▸ Written task:
In the listing below, find every line containing "this" and copy it out.

━━ Source records

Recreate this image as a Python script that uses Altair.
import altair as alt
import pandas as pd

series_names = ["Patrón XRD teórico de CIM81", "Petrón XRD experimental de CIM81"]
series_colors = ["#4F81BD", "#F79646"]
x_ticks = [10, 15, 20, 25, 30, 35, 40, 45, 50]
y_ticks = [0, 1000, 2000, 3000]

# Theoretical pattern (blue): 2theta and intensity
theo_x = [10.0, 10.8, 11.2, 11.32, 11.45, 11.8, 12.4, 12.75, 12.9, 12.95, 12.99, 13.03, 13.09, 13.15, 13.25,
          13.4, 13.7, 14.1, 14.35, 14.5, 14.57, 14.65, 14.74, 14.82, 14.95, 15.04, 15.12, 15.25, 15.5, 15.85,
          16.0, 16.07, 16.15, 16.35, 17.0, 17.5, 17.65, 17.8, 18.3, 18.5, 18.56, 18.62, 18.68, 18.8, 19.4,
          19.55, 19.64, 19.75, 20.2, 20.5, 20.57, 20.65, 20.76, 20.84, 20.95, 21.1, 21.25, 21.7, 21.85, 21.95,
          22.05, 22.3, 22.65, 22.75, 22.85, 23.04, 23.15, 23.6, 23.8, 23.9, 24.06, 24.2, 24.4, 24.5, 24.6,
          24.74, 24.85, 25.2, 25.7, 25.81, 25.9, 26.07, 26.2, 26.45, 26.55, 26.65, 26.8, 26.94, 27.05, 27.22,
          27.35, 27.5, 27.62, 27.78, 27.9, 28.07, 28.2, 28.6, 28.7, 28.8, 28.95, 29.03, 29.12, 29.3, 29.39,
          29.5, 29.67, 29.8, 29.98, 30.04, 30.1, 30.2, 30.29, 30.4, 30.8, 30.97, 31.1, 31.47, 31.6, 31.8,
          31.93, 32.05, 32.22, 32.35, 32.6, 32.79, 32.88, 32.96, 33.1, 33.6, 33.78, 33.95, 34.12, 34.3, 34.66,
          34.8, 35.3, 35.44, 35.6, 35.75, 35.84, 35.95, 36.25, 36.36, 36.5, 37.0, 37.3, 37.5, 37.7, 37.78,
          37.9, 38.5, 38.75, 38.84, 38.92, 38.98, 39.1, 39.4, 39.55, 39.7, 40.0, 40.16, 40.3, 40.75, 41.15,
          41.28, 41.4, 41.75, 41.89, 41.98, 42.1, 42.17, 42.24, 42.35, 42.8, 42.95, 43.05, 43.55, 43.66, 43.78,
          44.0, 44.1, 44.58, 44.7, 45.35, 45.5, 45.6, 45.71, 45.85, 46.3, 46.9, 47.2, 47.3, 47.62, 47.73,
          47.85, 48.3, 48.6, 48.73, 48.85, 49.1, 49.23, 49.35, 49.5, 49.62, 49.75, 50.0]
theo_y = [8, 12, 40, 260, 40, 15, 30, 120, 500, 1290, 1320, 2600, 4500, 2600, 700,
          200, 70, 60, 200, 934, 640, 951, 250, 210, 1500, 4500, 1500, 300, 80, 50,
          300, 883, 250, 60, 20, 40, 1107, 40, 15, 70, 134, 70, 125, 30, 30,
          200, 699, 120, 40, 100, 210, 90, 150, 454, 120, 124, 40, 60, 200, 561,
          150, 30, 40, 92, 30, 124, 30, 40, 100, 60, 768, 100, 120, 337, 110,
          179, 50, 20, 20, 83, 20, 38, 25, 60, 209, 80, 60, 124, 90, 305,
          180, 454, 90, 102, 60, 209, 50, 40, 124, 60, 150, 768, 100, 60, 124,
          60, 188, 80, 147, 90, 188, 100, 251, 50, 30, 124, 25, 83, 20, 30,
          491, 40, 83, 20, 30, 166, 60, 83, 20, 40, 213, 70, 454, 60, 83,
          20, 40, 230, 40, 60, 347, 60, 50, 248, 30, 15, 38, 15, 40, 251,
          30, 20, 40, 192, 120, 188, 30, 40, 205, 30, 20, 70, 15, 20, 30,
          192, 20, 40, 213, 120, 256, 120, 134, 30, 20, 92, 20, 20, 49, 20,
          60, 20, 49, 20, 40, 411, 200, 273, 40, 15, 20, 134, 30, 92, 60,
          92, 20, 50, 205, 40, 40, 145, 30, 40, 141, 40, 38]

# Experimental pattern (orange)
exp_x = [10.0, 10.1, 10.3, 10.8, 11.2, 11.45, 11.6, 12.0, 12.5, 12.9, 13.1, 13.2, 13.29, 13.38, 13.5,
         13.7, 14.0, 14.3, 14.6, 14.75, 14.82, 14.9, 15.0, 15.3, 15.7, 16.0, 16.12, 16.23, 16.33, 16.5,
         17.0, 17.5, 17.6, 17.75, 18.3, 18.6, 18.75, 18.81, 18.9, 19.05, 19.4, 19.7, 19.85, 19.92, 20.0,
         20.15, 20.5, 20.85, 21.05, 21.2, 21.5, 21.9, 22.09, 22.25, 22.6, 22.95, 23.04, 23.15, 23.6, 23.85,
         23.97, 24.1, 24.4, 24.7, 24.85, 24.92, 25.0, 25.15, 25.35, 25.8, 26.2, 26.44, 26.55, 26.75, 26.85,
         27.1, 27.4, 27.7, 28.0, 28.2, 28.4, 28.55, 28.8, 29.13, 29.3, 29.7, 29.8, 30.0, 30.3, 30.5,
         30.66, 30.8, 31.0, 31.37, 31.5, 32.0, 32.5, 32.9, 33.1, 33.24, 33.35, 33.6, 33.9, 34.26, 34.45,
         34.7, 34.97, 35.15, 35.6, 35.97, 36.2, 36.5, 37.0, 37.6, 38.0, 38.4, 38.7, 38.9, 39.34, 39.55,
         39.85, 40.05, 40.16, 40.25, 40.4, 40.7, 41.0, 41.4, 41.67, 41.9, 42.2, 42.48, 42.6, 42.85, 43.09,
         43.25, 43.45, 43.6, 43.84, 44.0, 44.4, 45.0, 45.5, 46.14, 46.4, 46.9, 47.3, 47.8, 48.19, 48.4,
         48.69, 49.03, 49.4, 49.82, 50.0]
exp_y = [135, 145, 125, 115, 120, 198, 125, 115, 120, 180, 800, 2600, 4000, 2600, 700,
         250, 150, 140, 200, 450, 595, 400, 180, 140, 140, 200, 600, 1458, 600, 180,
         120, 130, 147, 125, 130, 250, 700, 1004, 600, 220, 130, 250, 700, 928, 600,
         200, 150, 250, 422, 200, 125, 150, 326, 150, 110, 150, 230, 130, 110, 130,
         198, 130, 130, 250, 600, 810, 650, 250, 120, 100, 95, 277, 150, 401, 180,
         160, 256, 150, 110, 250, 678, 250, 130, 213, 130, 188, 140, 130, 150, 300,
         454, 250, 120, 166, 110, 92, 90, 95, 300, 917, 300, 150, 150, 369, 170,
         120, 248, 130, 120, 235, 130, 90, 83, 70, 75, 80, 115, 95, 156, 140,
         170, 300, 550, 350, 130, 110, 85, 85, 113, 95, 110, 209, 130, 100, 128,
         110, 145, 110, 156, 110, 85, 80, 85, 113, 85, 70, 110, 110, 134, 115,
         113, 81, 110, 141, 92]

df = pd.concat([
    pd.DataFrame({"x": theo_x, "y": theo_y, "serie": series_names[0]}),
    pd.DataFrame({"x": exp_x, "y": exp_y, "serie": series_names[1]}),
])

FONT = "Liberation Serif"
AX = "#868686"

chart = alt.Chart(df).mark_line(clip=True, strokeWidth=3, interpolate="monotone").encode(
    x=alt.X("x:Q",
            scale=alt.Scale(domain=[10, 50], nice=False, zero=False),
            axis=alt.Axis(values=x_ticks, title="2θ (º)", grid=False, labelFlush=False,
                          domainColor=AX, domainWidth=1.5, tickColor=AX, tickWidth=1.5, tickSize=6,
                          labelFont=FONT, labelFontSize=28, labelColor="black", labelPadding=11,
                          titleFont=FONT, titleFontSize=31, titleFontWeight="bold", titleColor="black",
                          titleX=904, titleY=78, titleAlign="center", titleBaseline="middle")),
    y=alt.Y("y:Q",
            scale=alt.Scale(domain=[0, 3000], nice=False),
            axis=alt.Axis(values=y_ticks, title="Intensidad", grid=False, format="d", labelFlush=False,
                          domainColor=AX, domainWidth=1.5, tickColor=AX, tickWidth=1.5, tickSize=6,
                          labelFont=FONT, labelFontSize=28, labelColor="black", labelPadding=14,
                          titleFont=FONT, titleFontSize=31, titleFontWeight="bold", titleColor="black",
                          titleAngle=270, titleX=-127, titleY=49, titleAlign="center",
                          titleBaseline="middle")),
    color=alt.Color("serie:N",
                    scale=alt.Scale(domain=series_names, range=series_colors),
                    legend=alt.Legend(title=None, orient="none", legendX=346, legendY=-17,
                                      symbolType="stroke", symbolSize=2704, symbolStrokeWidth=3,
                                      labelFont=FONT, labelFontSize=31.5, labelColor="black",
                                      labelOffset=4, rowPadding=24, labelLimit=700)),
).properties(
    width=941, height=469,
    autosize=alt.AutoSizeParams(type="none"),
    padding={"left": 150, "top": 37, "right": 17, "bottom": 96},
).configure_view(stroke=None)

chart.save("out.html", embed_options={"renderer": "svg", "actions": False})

━━━━
━━ Source records

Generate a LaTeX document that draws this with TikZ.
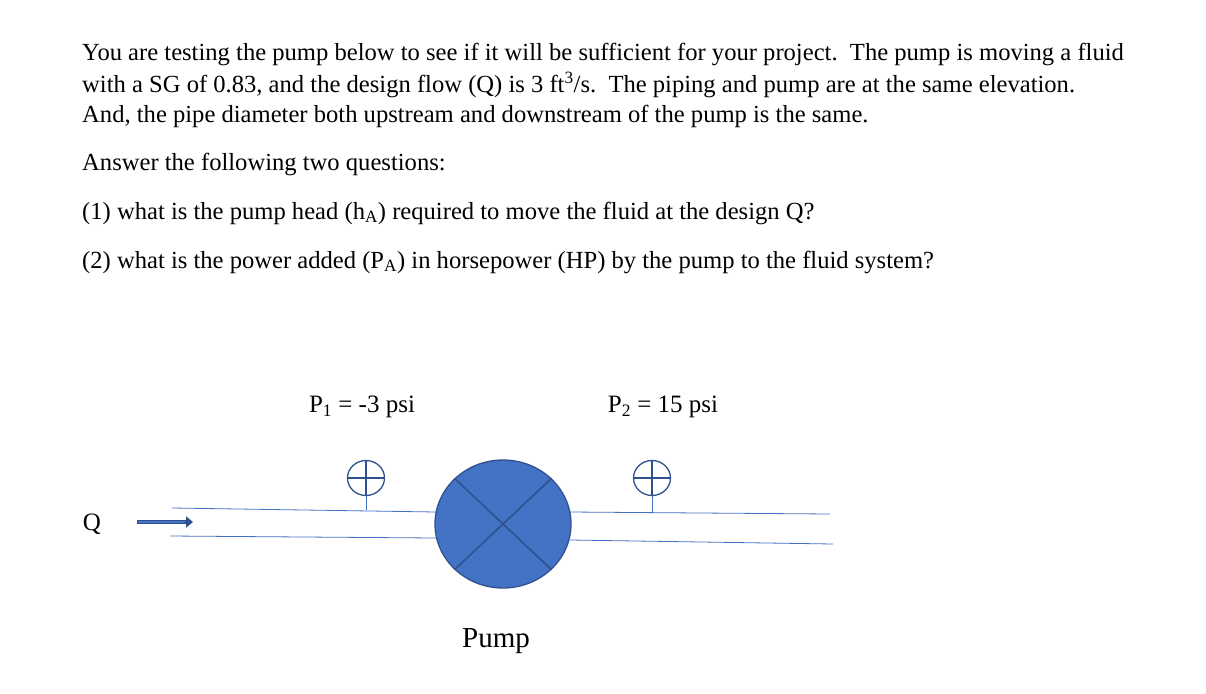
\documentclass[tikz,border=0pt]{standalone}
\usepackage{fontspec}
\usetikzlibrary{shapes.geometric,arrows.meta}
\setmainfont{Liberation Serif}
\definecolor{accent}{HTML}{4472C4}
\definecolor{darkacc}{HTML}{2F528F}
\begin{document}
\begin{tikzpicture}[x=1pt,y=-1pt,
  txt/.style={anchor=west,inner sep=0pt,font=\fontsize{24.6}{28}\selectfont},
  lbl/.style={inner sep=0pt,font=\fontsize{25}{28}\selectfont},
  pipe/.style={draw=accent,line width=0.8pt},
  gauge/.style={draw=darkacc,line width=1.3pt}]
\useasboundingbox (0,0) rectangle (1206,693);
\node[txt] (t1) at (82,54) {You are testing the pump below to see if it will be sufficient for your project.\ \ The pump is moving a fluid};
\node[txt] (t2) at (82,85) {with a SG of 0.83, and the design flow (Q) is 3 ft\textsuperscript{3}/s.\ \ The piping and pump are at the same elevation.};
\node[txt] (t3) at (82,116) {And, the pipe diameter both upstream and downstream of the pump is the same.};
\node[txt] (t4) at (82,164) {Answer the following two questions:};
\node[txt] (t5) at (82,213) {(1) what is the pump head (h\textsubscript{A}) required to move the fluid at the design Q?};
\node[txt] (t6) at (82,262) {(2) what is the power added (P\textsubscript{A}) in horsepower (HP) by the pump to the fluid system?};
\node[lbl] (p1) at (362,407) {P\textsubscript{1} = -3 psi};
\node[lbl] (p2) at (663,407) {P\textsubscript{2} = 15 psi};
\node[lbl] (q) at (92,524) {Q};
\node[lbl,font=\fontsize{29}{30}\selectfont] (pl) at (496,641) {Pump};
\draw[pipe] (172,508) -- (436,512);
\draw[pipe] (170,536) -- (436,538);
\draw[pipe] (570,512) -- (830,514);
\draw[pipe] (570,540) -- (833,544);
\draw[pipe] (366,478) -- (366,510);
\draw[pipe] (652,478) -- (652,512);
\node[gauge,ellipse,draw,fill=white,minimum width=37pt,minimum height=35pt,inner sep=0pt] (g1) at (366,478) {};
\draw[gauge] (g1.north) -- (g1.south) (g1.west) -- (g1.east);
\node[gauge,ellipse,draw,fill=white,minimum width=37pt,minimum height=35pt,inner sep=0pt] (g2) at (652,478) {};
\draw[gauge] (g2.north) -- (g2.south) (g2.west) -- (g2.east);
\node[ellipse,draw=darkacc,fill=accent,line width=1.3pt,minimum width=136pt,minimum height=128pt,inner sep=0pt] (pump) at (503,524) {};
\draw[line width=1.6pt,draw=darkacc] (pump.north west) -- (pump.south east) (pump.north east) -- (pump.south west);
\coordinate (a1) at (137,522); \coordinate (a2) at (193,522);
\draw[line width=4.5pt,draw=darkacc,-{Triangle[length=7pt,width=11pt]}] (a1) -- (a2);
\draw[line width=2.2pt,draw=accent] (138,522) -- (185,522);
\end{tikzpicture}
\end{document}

━━━━
━━ Source records

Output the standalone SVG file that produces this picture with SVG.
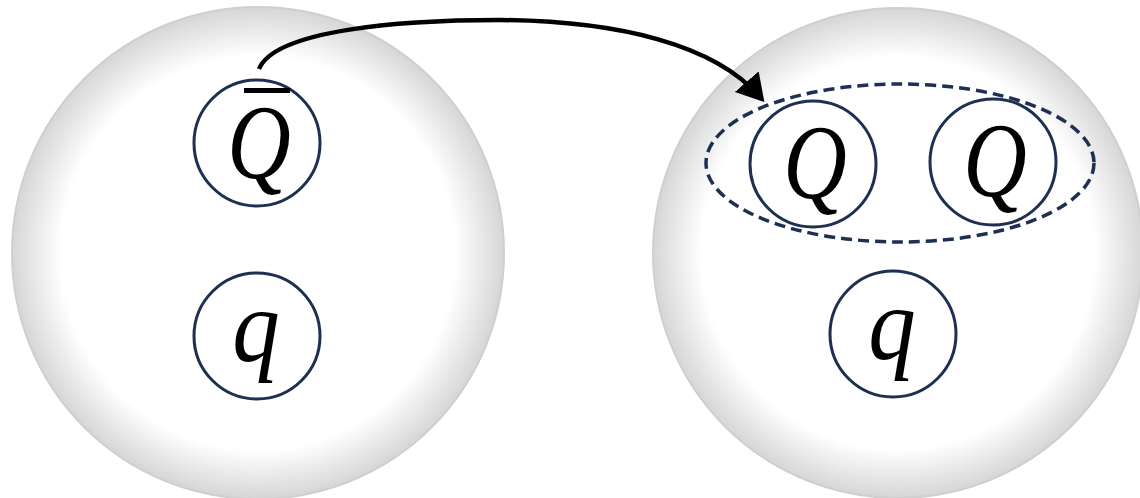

━━━━

▸ Reply:
Recreate this image as a Python script that uses Altair.
Generate a LaTeX document that draws this with TikZ.
Output the standalone SVG file that produces this picture with SVG.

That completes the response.